Ask the Superexpert about Electricity, Natural Gas, & Energy Efficiency

Have you ever wondered why shoes hanging on a power line don’t get fried? Or why natural gas flames are blue? Or whether garbage could someday be a source of energy? Now you can get answers to these and all your energy-related questions. Just Ask the Superexpert!

The Superexpert answers new questions regularly, so check back to see if YOUR question is up!

Since turning on a light is such a simple thing to do, I think you must be asking about the “work” of the electrical transmission and distribution system, which brings electricity from the power plant to the light bulbs in your home or school. This system does indeed involve a lot of work! To learn more about it, check out the Travels of Electricity section of our website.
These two questions are similar, so I will answer them together. Depending on your location and the type of solar system you install, a typical home installation costs between $18,000 and $40,000. The panels themselves are about a third of the cost, ranging from $4,500 to $12,000. Then there are installation fees on top of this. The costs of installing a solar power system are offset, however, by money saved on energy bills each month, so the longer you have a system in place, the more money you get back from your initial investment. Installing a solar power system can make good financial sense for high energy users. It depends on the electric rates in your area, and the size of the solar system installed, but households with very high energy use could recoup their investment within as few as five years. A household that uses a very modest amount of energy might never earn back the cost of the investment, however.

Yes. In 1626, French explorers found Native Americans igniting gases that were seeping into and around Lake Erie.

Yes! An electric eel uses chemicals in its body to manufacture electricity. A large electric eel can produce a charge of up to 650 volts, which is more than five times the shocking power of a household outlet.

Natural gas is called “natural” because when this type of gas was first discovered, it could be used directly from the ground in its natural state, without any processing. Today, gas utilities process natural gas by removing water, sand, and other compounds so that when the gas is delivered to your home it will burn as cleanly and efficiently as possible. And in its natural state gas has no odor, so that’s why companies add a harmless but stinky chemical to it; the odor helps people smell a leak that otherwise, in the gas’s natural state, doesn’t smell.

Photovoltaic cells (also called PV cells or solar cells) are very thin layers of silicon covered with special glass or plastic. When sunlight hits these cells, electrons are released. The electrons flow onto wires, forming direct current (DC), which is the same kind of current that flows from a battery. A four-inch silicon cell can produce about 1 watt of DC electricity.
If you’ve already read about solar energy on this site and want to explore further, visit the US Energy Information Administration’s site.

More homes in the U.S. are heated by natural gas than by electricity.

Shoes hanging on a power line don’t get burned for the same reason that birds standing on a power line don’t get shocked: They don’t give electricity a path to the ground, so electricity stays in the line and does not go through them. But if the shoes were to touch a power line and a power pole at the same time, they would provide a path to the ground and would get blasted with electric current.

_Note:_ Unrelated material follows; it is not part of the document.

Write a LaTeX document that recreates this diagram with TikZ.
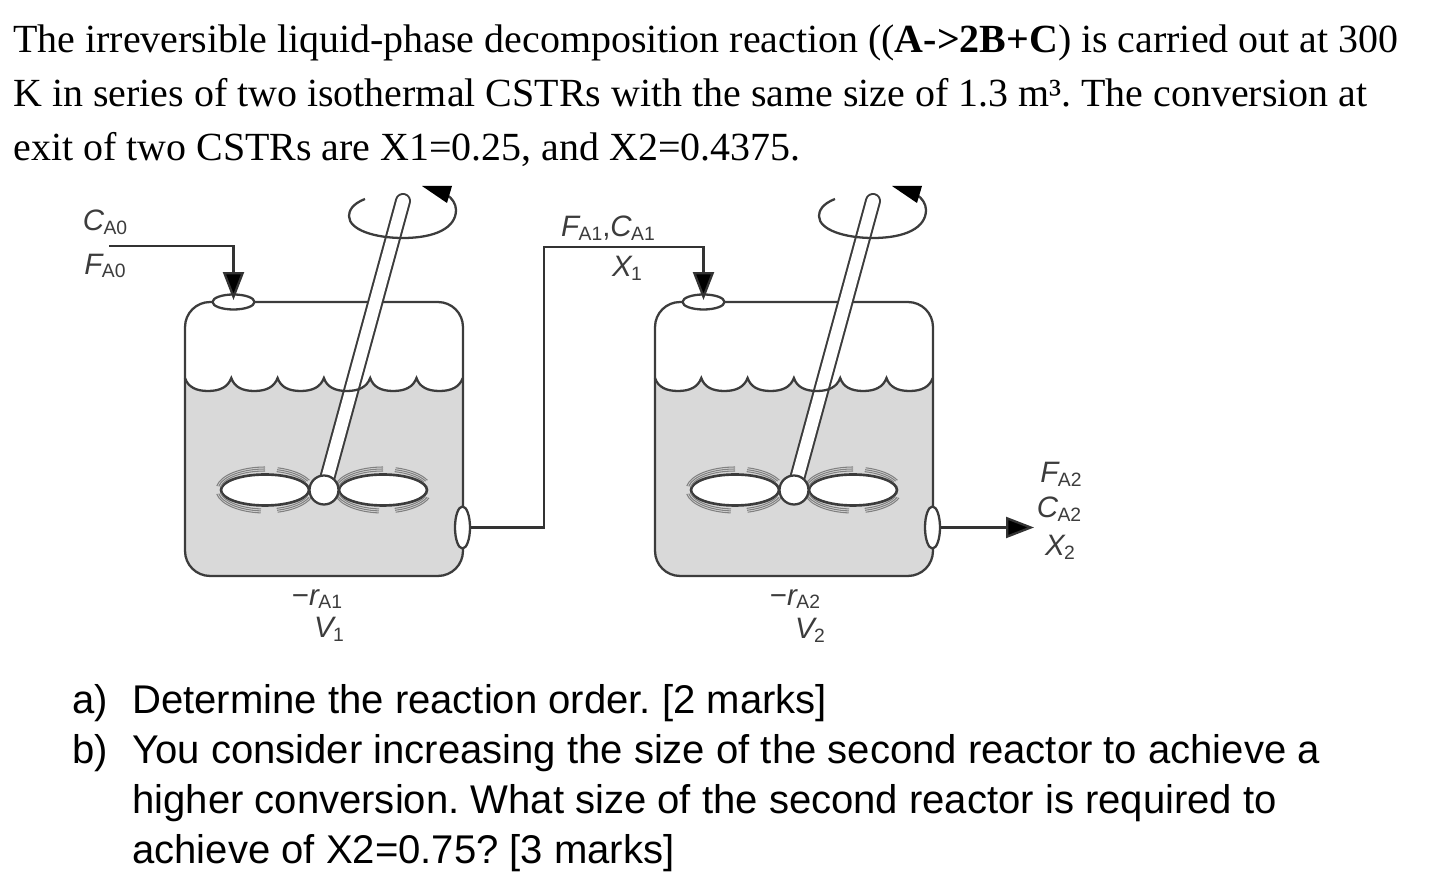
\documentclass[tikz,border=0pt]{standalone}
\usepackage{fontspec}
\setmainfont{Liberation Serif}
\setsansfont{Liberation Sans}
\usetikzlibrary{shapes.geometric,arrows.meta}
\definecolor{inkgray}{HTML}{3C3C3C}
\definecolor{liquidgray}{HTML}{D9D9D9}
\newcommand{\flowsub}[2]{{\itshape #1}\kern-.02em\raisebox{-.13em}{\fontsize{11pt}{11pt}\selectfont #2}}
\frenchspacing
\begin{document}
\begin{tikzpicture}[x=.02cm,y=-.02cm]
\tikzstyle{every node} = [inner sep=0pt]
\tikzstyle{serifline} = [anchor=base west, font=\fontsize{22.73pt}{26pt}\selectfont]
\tikzstyle{sansline} = [anchor=base west, font=\sffamily\fontsize{22.8pt}{26pt}\selectfont]
\tikzstyle{flowlabel} = [text=inkgray, font=\sffamily\fontsize{16.8pt}{20pt}\selectfont]
\tikzstyle{tankbox} = [rectangle, draw=inkgray, line width=1.3pt, rounded corners=.5cm, minimum width=5.56cm, minimum height=5.48cm]
\tikzstyle{port} = [ellipse, draw=inkgray, line width=1.3pt, fill=white]
\tikzstyle{lobe} = [ellipse, draw=inkgray, line width=1.5pt, fill=white, minimum width=1.76cm, minimum height=.62cm]
\tikzstyle{hub} = [circle, draw=inkgray, line width=1.3pt, fill=white, minimum size=.58cm]
\tikzstyle{sweep} = [draw=gray, line width=.6pt]
\tikzstyle{flow} = [draw=black!80, line width=1.3pt, -{Triangle[length=.56cm,width=.42cm,fill=black]}]
\useasboundingbox (0,0) rectangle (1434,884);
\node[serifline] (line1) at (13,53) {The irreversible liquid-phase decomposition reaction ((\textbf{A->2B+C}) is carried out at 300};
\node[serifline] (line2) at (13,107) {K in series of two isothermal CSTRs with the same size of 1.3 m³. The conversion at};
\node[serifline] (line3) at (13,161) {exit of two CSTRs are X1=0.25, and X2=0.4375.};
\foreach \n/\dx in {1/0,2/470}{
\begin{scope}[shift={(\dx,0)}]
\fill[liquidgray] (185,378) foreach \k in {0,...,5} { .. controls ({185+46.3*\k+3},387) and ({185+46.3*\k+11},391) .. ({185+46.3*\k+23},391) .. controls ({185+46.3*\k+35},391) and ({185+46.3*\k+43},387) .. ({185+46.3*(\k+1)},378) } [rounded corners=.5cm] -- (463,576) -- (185,576) -- (185,378);
\node[tankbox] (tank\n) at (324,439) {};
\draw[line width=.32cm, line cap=round, inkgray] (324,490) -- (403,201);
\draw[line width=.24cm, line cap=round, white] (324,490) -- (403,201);
\draw[inkgray, line width=1.3pt] (185,378) foreach \k in {0,...,5} { .. controls ({185+46.3*\k+3},387) and ({185+46.3*\k+11},391) .. ({185+46.3*\k+23},391) .. controls ({185+46.3*\k+35},391) and ({185+46.3*\k+43},387) .. ({185+46.3*(\k+1)},378) };
\draw[inkgray, line width=1.3pt] (365,199) .. controls (352,204) and (349,211) .. (349,216) .. controls (349,230) and (375,238) .. (403,238) .. controls (435,238) and (456,228) .. (456,210) .. controls (456,204) and (452,198) .. (447,195);
\fill[black] (422,186) -- (452,186) -- (447,203) -- cycle;
\node[lobe] (lobeL\n) at (265,490) {};
\node[lobe] (lobeR\n) at (383,490) {};
\foreach \lobename in {lobeL\n,lobeR\n}
\foreach \rx/\ry in {.9/.38,.94/.42,.98/.46}
\foreach \from/\to in {25/75,90/170,190/265,285/340}
\draw[sweep] (\lobename.center) ++(\from:\rx cm and \ry cm) arc[start angle=\from,end angle=\to,x radius=\rx cm,y radius=\ry cm];
\node[hub] (hub\n) at (324,490) {};
\node[port, minimum width=.84cm, minimum height=.3cm] (in\n) at (233.5,302) {};
\node[port, minimum width=.3cm, minimum height=.84cm] (out\n) at (462.5,527.5) {};
\end{scope}
}
\coordinate (feed) at (109,246);
\coordinate (riser) at (544,247);
\coordinate (drain) at (1034,527.5);
\draw[flow, shorten >=.04cm] (feed) -| (in1.center);
\draw[flow, shorten >=.04cm] (out1.east) -| (riser) -| (in2.center);
\draw[flow] (out2.east) -- (drain);
\node[flowlabel] (ca0) at (105,222) {\flowsub{C}{A0}};
\node[flowlabel] (fa0) at (105,266) {\flowsub{F}{A0}};
\node[flowlabel] (fca1) at (608,228) {\flowsub{F}{A1},\flowsub{C}{A1}};
\node[flowlabel] (x1) at (627,268) {\flowsub{X}{1}};
\node[flowlabel] (ra1) at (317,599) {\textminus\flowsub{r}{A1}};
\node[flowlabel] (v1) at (329,629) {\flowsub{V}{1}};
\node[flowlabel] (ra2) at (795,599) {\textminus\flowsub{r}{A2}};
\node[flowlabel] (v2) at (810,630) {\flowsub{V}{2}};
\node[flowlabel] (fa2) at (1061,474) {\flowsub{F}{A2}};
\node[flowlabel] (ca2) at (1059,509) {\flowsub{C}{A2}};
\node[flowlabel] (x2) at (1060,547) {\flowsub{X}{2}};
\node[sansline] (marka) at (72,714) {a)};
\node[sansline] (parta) at (132,714) {Determine the reaction order. [2 marks]};
\node[sansline] (markb) at (72,764) {b)};
\node[sansline] (partb1) at (132,764) {You consider increasing the size of the second reactor to achieve a};
\node[sansline] (partb2) at (132,814) {higher conversion. What size of the second reactor is required to};
\node[sansline] (partb3) at (132,864) {achieve of X2=0.75? [3 marks]};
\end{tikzpicture}
\end{document}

It wouldn’t be pretty! By the way, if you ever see someone throwing shoes up onto a line, tell them to stop! The shoes can damage the power line, or someone trying to get the shoes down could be seriously shocked or even killed.

Although Americans make up only about 4 percent of the world’s population, we use about 17 percent of the world’s energy! And we consume about 12 times more energy per person than people in Mexico, and almost 7 times more energy than people in Canada.

The ancient Chinese were the first to discover underground deposits of natural gas. In 600 BC, Confucius wrote of wells 100 feet deep yielding water and natural gas along the Tibetan border. The Chinese piped the gas to where it was needed through long, hollow bamboo stalks.

Organic waste emits methane as it decomposes—or rots—in a landfill. Landfills can collect and treat the methane, and then sell it as a commercial fuel; or they can burn it to generate steam and electricity. Today, there are more than 915 gas energy landfill projects operating in the United States.

Technically, windmills do not create electricity, but wind turbines do. Windmills have been in use for about 1,200 years. They use the wind’s energy to do mechanical work, such as milling grain or pumping water. Wind turbines operate differently than windmills. Rather than using the wind’s energy for mechanical work, they use the power of the wind to spin a turbine generator and produce electricity. As the wind blows, it turns the blades of the turbine, which spins a magnet near a coil of copper wire. The spinning magnet causes the electrons in the coil of wire to move. This generates electricity, which is sent through power lines to where it is needed.

A natural gas flame burns hotter than a campfire. In general, cooler flames appear yellow, orange, or red, while hotter flames look blue or white. (Flecks of orange in your gas flames are OK, but if the flame is yellow, large, and flickering, the appliance may need a safety adjustment by a qualified repair person.)